Stored records -
## START
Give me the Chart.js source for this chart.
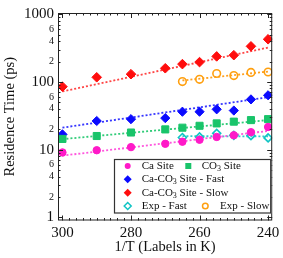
<!DOCTYPE html>
<html>
<head>
<meta charset="utf-8">
<script src="https://cdn.jsdelivr.net/npm/chart.js@4.4.0/dist/chart.umd.min.js"></script>
<style>
  html, body { margin: 0; padding: 0; background: #fff; }
</style>
</head>
<body>
<canvas id="chartRes" width="283" height="258"></canvas>
<script>
// Dados (ps)
const temps = [300, 290, 280, 270, 265, 260, 255, 250, 245, 240];
const caSite = [9.1, 9.8, 10.9, 12.2, 13.1, 14.0, 15.4, 16.3, 18.1, 21.6];
const co3Site = [14.4, 15.9, 17.9, 19.9, 21.1, 22.5, 24.4, 25.9, 27.3, 28.2];
const caCo3Fast = [16.8, 26.5, 28.2, 29.2, 36.3, 36.3, 39.4, 37.8, 55.2, 63.5];
const caCo3Slow = [85, 117, 130, 159, 183, 196, 238, 248, 335, 426];

const expTemps = [265, 260, 255, 250, 245, 240];
const expFast = [15.1, 15.4, 17.4, 16.3, 16.1, 14.9];
const expSlow = [101, 109, 133, 124, 138, 140];

// Ajustes (pontos extremos das retas pontilhadas)
const fitTemps = [300, 240];
const caFit = [8.15, 18.9];
const co3Fit = [14.3, 27.3];
const fastFit = [21.1, 59.5];
const slowFit = [72.3, 321];
const expFitTemps = [265, 240];
const expFastFit = [15.8, 15.7];
const expSlowFit = [105, 142];

// Rótulos dos eixos
const xTicks = [300, 280, 260, 240];
const xTickLabels = ['300', '280', '260', '240'];
const yTicks = [1, 2, 4, 6, 10, 20, 40, 60, 100, 200, 400, 600, 1000];
const yTickLabels = ['1', '2', '4', '6', '10', '2', '4', '6', '100', '2', '4', '6', '1000'];
const yMajor = [1, 10, 100, 1000];

const SERIF = "'Liberation Serif', 'Times New Roman', serif";
const cMag = '#ff19c8', cGreen = '#19c46a', cBlue = '#0a0aff', cRed = '#ff0d0d', cCyan = '#10c4c4', cOrange = '#ffa010';

const pts = (xs, ys) => xs.map((x, i) => ({ x: x, y: ys[i] }));

function marks(label, xs, ys, style, color, r, open) {
  return {
    label: label, data: pts(xs, ys), showLine: false, order: 0,
    pointStyle: style, pointRadius: r,
    pointBorderWidth: open ? 1.6 : 1,
    pointBorderColor: color,
    pointBackgroundColor: open ? 'rgba(0,0,0,0)' : color
  };
}
function fit(xs, ys, color) {
  return {
    data: pts(xs, ys), showLine: true, order: 1,
    borderColor: color, borderWidth: 1.8, borderDash: [2, 2], pointRadius: 0
  };
}

function drawMark(ctx, style, x, y, r, color, open) {
  ctx.save();
  ctx.beginPath();
  if (style === 'circle') ctx.arc(x, y, r, 0, Math.PI * 2);
  else if (style === 'rect') ctx.rect(x - r, y - r, 2 * r, 2 * r);
  else { ctx.moveTo(x - r, y); ctx.lineTo(x, y - r); ctx.lineTo(x + r, y); ctx.lineTo(x, y + r); ctx.closePath(); }
  if (open) { ctx.lineWidth = 1.5; ctx.strokeStyle = color; ctx.stroke(); }
  else { ctx.fillStyle = color; ctx.fill(); }
  ctx.restore();
}

// texto com subscrito "3" em CO3
function drawLabel(ctx, x, y, parts) {
  let cx = x;
  parts.forEach(p => {
    ctx.font = (p.sub ? '8px ' : '11px ') + SERIF;
    ctx.fillText(p.t, cx, y + (p.sub ? 3 : 0));
    cx += ctx.measureText(p.t).width;
  });
}

const framePlugin = {
  id: 'frame',
  afterDatasetsDraw(chart) {
    const { ctx, chartArea: a, scales: { x, y } } = chart;
    ctx.save();
    ctx.strokeStyle = '#222';
    ctx.lineWidth = 1;
    ctx.strokeRect(a.left + 0.5, a.top + 0.5, a.right - a.left - 1, a.bottom - a.top - 1);
    ctx.beginPath();
    for (let t = 240; t <= 300; t += 2) {
      const px = Math.round(x.getPixelForValue(t)) + 0.5;
      const len = t % 20 === 0 ? 5 : 2.5;
      ctx.moveTo(px, a.bottom); ctx.lineTo(px, a.bottom - len);
      ctx.moveTo(px, a.top); ctx.lineTo(px, a.top + len);
    }
    for (let d = 1; d <= 1000; d *= 10) {
      for (let k = 1; k <= (d === 1000 ? 1 : 9); k++) {
        const py = Math.round(y.getPixelForValue(d * k)) + 0.5;
        const len = k === 1 ? 5 : 2.5;
        ctx.moveTo(a.left, py); ctx.lineTo(a.left + len, py);
        ctx.moveTo(a.right, py); ctx.lineTo(a.right - len, py);
      }
    }
    ctx.stroke();

    // Legenda
    const L = 114, T = 159, R = a.right - 1, B = 213.5;
    ctx.fillStyle = '#fff';
    ctx.fillRect(L, T, R - L, B - T);
    ctx.strokeStyle = '#333';
    ctx.lineWidth = 1.2;
    ctx.strokeRect(L + 0.5, T + 0.5, R - L - 1, B - T - 1);
    ctx.fillStyle = '#111';
    ctx.textBaseline = 'middle';
    const rows = [166, 179.3, 192.7, 206];
    drawMark(ctx, 'circle', 127.7, rows[0], 3, cMag, false);
    drawLabel(ctx, 141.7, rows[0], [{ t: 'Ca Site' }]);
    drawMark(ctx, 'rect', 188.3, rows[0], 3, cGreen, false);
    drawLabel(ctx, 201.7, rows[0], [{ t: 'CO' }, { t: '3', sub: true }, { t: ' Site' }]);
    drawMark(ctx, 'diamond', 127.7, rows[1], 4, cBlue, false);
    drawLabel(ctx, 141.7, rows[1], [{ t: 'Ca-CO' }, { t: '3', sub: true }, { t: ' Site - Fast' }]);
    drawMark(ctx, 'diamond', 127.7, rows[2], 4, cRed, false);
    drawLabel(ctx, 141.7, rows[2], [{ t: 'Ca-CO' }, { t: '3', sub: true }, { t: ' Site - Slow' }]);
    drawMark(ctx, 'diamond', 127.7, rows[3], 3.5, cCyan, true);
    drawLabel(ctx, 141.7, rows[3], [{ t: 'Exp - Fast' }]);
    drawMark(ctx, 'circle', 205.3, rows[3], 2.8, cOrange, true);
    drawLabel(ctx, 220, rows[3], [{ t: 'Exp - Slow' }]);
    ctx.restore();
  }
};

new Chart(document.getElementById('chartRes'), {
  type: 'scatter',
  data: {
    datasets: [
      marks('Ca Site', temps, caSite, 'circle', cMag, 3.7, false),
      marks('CO3 Site', temps, co3Site, 'rect', cGreen, 5, false),
      marks('Ca-CO3 Site - Fast', temps, caCo3Fast, 'rectRot', cBlue, 4.6, false),
      marks('Ca-CO3 Site - Slow', temps, caCo3Slow, 'rectRot', cRed, 4.8, false),
      marks('Exp - Fast', expTemps, expFast, 'rectRot', cCyan, 4, true),
      marks('Exp - Slow', expTemps, expSlow, 'circle', cOrange, 3.8, true),
      fit(fitTemps, caFit, '#ff55dd'),
      fit(fitTemps, co3Fit, '#30cc78'),
      fit(fitTemps, fastFit, '#3535ff'),
      fit(fitTemps, slowFit, '#ff4545'),
      fit(expFitTemps, expFastFit, '#30cccc'),
      fit(expFitTemps, expSlowFit, '#ffa020')
    ]
  },
  options: {
    responsive: false,
    animation: false,
    events: [],
    layout: { padding: { top: 4, right: 8, left: 0, bottom: 0 } },
    plugins: { legend: { display: false }, tooltip: { enabled: false } },
    scales: {
      x: {
        type: 'linear', reverse: true, min: 238.8, max: 301.3,
        grid: { display: false, drawTicks: false },
        border: { display: false },
        afterBuildTicks: s => { s.ticks = xTicks.map(v => ({ value: v })); },
        afterFit: s => { s.height = 37.5; },
        ticks: {
          autoSkip: false, maxRotation: 0, padding: 3.5, color: '#111',
          font: { family: SERIF, size: 15 },
          callback: (v, i) => xTickLabels[i]
        },
        title: {
          display: true, text: '1/T (Labels in K)', color: '#111',
          font: { family: SERIF, size: 14.5 }, padding: { top: 0, bottom: 2.6 }
        }
      },
      y: {
        type: 'logarithmic', min: 0.9, max: 1040,
        grid: { display: false, drawTicks: false },
        border: { display: false },
        afterBuildTicks: s => { s.ticks = yTicks.map(v => ({ value: v })); },
        afterFit: s => { s.width = 58; },
        ticks: {
          autoSkip: false, padding: 4, color: '#111',
          font: c => ({ family: SERIF, size: c.tick && yMajor.includes(c.tick.value) ? 15 : 10 }),
          callback: (v, i) => yTickLabels[i]
        },
        title: {
          display: true, text: 'Residence Time (ps)', color: '#111',
          font: { family: SERIF, size: 14.5 }, padding: { top: 1.3, bottom: 0 }
        }
      }
    }
  },
  plugins: [framePlugin]
});
</script>
</body>
</html>
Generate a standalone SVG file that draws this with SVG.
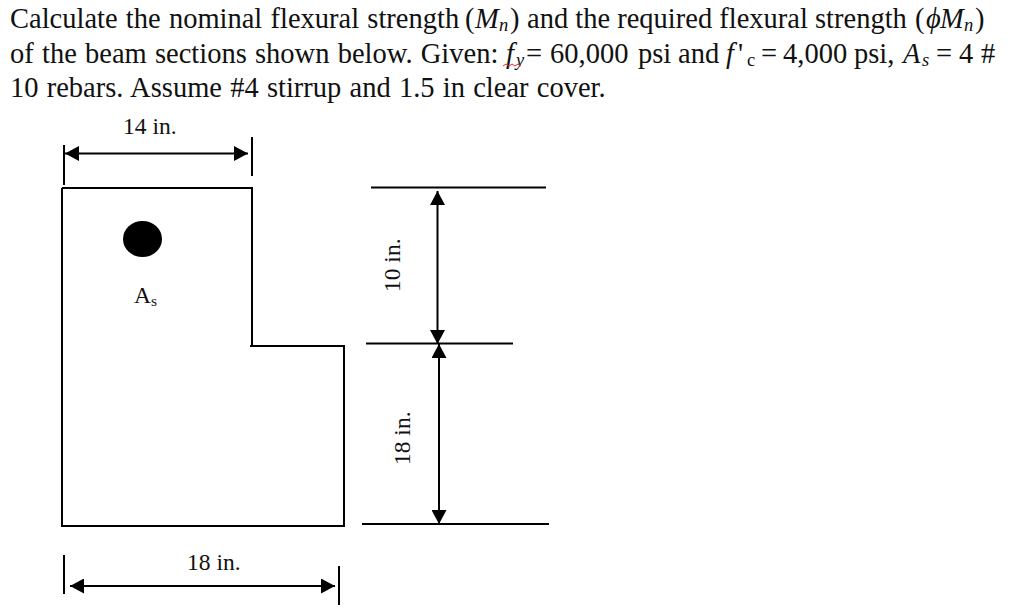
## END
What the exercise asks - Begin with the first line of the records and repeat every line up to the one with "const pts = (xs, ys)", counting that line too. Pictures are not part of the copy.

Task response -
Give me the Chart.js source for this chart.
<!DOCTYPE html>
<html>
<head>
<meta charset="utf-8">
<script src="https://cdn.jsdelivr.net/npm/chart.js@4.4.0/dist/chart.umd.min.js"></script>
<style>
  html, body { margin: 0; padding: 0; background: #fff; }
</style>
</head>
<body>
<canvas id="chartRes" width="283" height="258"></canvas>
<script>
// Dados (ps)
const temps = [300, 290, 280, 270, 265, 260, 255, 250, 245, 240];
const caSite = [9.1, 9.8, 10.9, 12.2, 13.1, 14.0, 15.4, 16.3, 18.1, 21.6];
const co3Site = [14.4, 15.9, 17.9, 19.9, 21.1, 22.5, 24.4, 25.9, 27.3, 28.2];
const caCo3Fast = [16.8, 26.5, 28.2, 29.2, 36.3, 36.3, 39.4, 37.8, 55.2, 63.5];
const caCo3Slow = [85, 117, 130, 159, 183, 196, 238, 248, 335, 426];

const expTemps = [265, 260, 255, 250, 245, 240];
const expFast = [15.1, 15.4, 17.4, 16.3, 16.1, 14.9];
const expSlow = [101, 109, 133, 124, 138, 140];

// Ajustes (pontos extremos das retas pontilhadas)
const fitTemps = [300, 240];
const caFit = [8.15, 18.9];
const co3Fit = [14.3, 27.3];
const fastFit = [21.1, 59.5];
const slowFit = [72.3, 321];
const expFitTemps = [265, 240];
const expFastFit = [15.8, 15.7];
const expSlowFit = [105, 142];

// Rótulos dos eixos
const xTicks = [300, 280, 260, 240];
const xTickLabels = ['300', '280', '260', '240'];
const yTicks = [1, 2, 4, 6, 10, 20, 40, 60, 100, 200, 400, 600, 1000];
const yTickLabels = ['1', '2', '4', '6', '10', '2', '4', '6', '100', '2', '4', '6', '1000'];
const yMajor = [1, 10, 100, 1000];

const SERIF = "'Liberation Serif', 'Times New Roman', serif";
const cMag = '#ff19c8', cGreen = '#19c46a', cBlue = '#0a0aff', cRed = '#ff0d0d', cCyan = '#10c4c4', cOrange = '#ffa010';

const pts = (xs, ys) => xs.map((x, i) => ({ x: x, y: ys[i] }));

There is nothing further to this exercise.